Objective:
Repeat exactly the lines running from the first line of the data to the line containing "const xTickLabels = ['Jan", both ends included, and nothing else; drop the pictures.

::::

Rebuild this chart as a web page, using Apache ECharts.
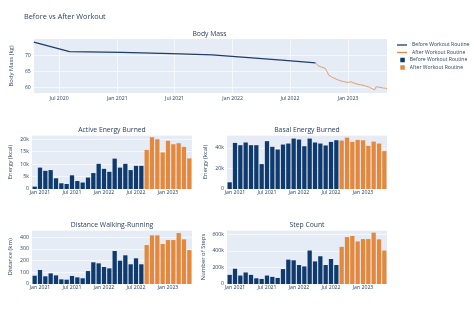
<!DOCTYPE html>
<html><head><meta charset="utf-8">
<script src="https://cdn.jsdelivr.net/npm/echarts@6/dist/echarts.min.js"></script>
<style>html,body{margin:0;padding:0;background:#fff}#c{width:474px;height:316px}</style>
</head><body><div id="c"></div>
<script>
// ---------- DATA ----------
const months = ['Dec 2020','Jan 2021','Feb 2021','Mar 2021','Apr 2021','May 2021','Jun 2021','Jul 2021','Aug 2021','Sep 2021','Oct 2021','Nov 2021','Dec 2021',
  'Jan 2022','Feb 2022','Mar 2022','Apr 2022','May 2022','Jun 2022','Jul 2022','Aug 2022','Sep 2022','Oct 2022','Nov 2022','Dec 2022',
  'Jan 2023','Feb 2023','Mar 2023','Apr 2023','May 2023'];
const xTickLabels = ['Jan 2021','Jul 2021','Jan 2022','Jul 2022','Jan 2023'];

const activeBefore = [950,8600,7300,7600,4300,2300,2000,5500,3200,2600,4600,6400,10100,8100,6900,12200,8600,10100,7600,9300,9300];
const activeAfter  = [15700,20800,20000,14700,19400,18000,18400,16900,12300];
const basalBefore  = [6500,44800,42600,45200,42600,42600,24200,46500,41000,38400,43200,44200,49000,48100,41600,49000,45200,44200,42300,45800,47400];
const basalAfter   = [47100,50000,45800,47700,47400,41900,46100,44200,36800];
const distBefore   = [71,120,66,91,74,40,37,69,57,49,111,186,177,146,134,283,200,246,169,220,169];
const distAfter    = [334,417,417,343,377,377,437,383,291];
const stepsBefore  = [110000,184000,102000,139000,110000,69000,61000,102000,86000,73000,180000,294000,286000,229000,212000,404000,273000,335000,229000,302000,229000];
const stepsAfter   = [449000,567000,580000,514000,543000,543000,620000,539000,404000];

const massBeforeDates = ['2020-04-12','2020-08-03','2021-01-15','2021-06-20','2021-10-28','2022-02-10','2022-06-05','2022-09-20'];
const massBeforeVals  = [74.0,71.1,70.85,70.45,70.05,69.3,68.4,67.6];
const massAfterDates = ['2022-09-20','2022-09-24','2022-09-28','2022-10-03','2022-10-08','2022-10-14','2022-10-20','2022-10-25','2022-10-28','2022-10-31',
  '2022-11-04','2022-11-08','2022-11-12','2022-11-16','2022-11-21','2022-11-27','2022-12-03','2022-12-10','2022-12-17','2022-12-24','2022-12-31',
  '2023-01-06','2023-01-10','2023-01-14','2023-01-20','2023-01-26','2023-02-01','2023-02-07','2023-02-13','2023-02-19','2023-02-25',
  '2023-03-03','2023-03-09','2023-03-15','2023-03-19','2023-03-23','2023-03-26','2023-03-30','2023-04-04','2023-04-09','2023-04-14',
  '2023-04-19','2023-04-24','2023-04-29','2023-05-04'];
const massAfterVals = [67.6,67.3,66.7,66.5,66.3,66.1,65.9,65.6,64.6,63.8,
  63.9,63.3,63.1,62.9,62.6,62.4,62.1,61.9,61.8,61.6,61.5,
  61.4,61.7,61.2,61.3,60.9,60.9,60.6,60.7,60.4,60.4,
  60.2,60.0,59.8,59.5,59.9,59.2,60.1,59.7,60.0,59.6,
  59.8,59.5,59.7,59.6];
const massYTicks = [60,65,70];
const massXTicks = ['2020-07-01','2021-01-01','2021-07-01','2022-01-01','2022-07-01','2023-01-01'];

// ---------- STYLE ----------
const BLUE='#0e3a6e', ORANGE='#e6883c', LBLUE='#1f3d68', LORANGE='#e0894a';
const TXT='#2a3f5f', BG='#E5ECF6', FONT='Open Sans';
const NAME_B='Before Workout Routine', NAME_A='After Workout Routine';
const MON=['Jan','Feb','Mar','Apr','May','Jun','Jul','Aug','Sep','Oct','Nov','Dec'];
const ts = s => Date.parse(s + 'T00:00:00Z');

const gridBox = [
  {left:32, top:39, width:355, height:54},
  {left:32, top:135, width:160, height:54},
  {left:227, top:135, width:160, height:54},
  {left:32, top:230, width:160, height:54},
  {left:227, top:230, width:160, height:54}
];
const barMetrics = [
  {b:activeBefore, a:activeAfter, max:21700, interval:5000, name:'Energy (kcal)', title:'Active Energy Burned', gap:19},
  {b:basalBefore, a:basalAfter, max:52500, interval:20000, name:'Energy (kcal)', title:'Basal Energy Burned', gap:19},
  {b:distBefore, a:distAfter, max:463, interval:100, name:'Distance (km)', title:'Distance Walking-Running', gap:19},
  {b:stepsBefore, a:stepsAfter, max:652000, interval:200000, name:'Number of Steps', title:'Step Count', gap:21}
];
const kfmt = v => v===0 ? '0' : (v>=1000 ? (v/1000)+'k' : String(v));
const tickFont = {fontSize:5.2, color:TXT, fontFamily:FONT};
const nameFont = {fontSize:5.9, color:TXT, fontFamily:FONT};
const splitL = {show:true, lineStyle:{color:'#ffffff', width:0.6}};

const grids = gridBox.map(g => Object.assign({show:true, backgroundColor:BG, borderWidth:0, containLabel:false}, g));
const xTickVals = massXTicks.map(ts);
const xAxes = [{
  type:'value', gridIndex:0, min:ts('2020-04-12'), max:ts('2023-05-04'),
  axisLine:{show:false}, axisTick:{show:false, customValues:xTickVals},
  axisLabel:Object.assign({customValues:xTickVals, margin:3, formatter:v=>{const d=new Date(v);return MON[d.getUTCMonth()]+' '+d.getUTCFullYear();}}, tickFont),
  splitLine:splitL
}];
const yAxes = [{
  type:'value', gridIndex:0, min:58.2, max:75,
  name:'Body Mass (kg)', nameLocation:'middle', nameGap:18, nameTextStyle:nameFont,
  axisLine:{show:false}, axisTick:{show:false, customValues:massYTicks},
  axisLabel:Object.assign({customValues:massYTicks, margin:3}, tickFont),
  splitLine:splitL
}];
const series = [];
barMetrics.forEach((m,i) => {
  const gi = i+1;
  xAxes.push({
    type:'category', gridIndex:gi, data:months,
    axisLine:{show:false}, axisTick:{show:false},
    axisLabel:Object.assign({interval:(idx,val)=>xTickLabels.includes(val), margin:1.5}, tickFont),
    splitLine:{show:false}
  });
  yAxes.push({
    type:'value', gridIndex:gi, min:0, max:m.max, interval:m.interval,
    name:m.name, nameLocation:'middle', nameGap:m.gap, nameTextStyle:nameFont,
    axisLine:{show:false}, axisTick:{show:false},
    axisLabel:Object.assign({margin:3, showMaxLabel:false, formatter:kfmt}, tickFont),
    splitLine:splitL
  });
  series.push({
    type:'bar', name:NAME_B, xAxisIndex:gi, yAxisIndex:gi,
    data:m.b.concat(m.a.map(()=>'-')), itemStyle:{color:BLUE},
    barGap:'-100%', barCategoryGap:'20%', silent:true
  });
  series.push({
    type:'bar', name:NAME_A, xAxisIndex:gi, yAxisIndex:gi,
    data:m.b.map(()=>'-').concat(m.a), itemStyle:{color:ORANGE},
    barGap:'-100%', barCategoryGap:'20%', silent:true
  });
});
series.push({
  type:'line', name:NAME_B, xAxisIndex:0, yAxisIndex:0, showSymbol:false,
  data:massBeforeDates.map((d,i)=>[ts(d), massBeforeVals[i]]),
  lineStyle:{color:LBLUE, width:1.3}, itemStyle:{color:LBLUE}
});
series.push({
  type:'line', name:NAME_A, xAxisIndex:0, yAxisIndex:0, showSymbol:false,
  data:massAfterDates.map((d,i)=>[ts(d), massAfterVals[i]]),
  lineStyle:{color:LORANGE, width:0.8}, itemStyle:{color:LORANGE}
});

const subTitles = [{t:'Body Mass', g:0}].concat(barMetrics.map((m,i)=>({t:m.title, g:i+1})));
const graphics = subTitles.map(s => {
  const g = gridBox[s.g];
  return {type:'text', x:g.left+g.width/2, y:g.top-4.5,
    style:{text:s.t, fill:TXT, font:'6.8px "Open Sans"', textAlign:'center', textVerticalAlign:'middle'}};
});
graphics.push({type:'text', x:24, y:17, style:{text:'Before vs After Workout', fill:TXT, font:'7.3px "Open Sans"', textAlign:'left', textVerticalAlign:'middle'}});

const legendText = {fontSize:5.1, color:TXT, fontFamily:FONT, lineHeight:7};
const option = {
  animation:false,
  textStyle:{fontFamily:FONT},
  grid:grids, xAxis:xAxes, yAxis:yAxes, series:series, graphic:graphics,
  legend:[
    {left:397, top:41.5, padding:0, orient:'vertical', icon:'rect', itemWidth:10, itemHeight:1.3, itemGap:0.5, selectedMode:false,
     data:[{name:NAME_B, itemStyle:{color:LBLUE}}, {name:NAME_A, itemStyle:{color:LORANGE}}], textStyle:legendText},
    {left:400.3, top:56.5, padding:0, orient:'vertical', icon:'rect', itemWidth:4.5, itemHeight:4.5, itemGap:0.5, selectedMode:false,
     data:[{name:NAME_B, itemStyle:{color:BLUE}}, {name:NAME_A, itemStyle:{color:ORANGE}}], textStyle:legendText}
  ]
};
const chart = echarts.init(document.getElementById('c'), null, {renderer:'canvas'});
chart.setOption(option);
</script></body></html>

::::

Full solution:
Rebuild this chart as a web page, using Apache ECharts.
<!DOCTYPE html>
<html><head><meta charset="utf-8">
<script src="https://cdn.jsdelivr.net/npm/echarts@6/dist/echarts.min.js"></script>
<style>html,body{margin:0;padding:0;background:#fff}#c{width:474px;height:316px}</style>
</head><body><div id="c"></div>
<script>
// ---------- DATA ----------
const months = ['Dec 2020','Jan 2021','Feb 2021','Mar 2021','Apr 2021','May 2021','Jun 2021','Jul 2021','Aug 2021','Sep 2021','Oct 2021','Nov 2021','Dec 2021',
  'Jan 2022','Feb 2022','Mar 2022','Apr 2022','May 2022','Jun 2022','Jul 2022','Aug 2022','Sep 2022','Oct 2022','Nov 2022','Dec 2022',
  'Jan 2023','Feb 2023','Mar 2023','Apr 2023','May 2023'];
const xTickLabels = ['Jan 2021','Jul 2021','Jan 2022','Jul 2022','Jan 2023'];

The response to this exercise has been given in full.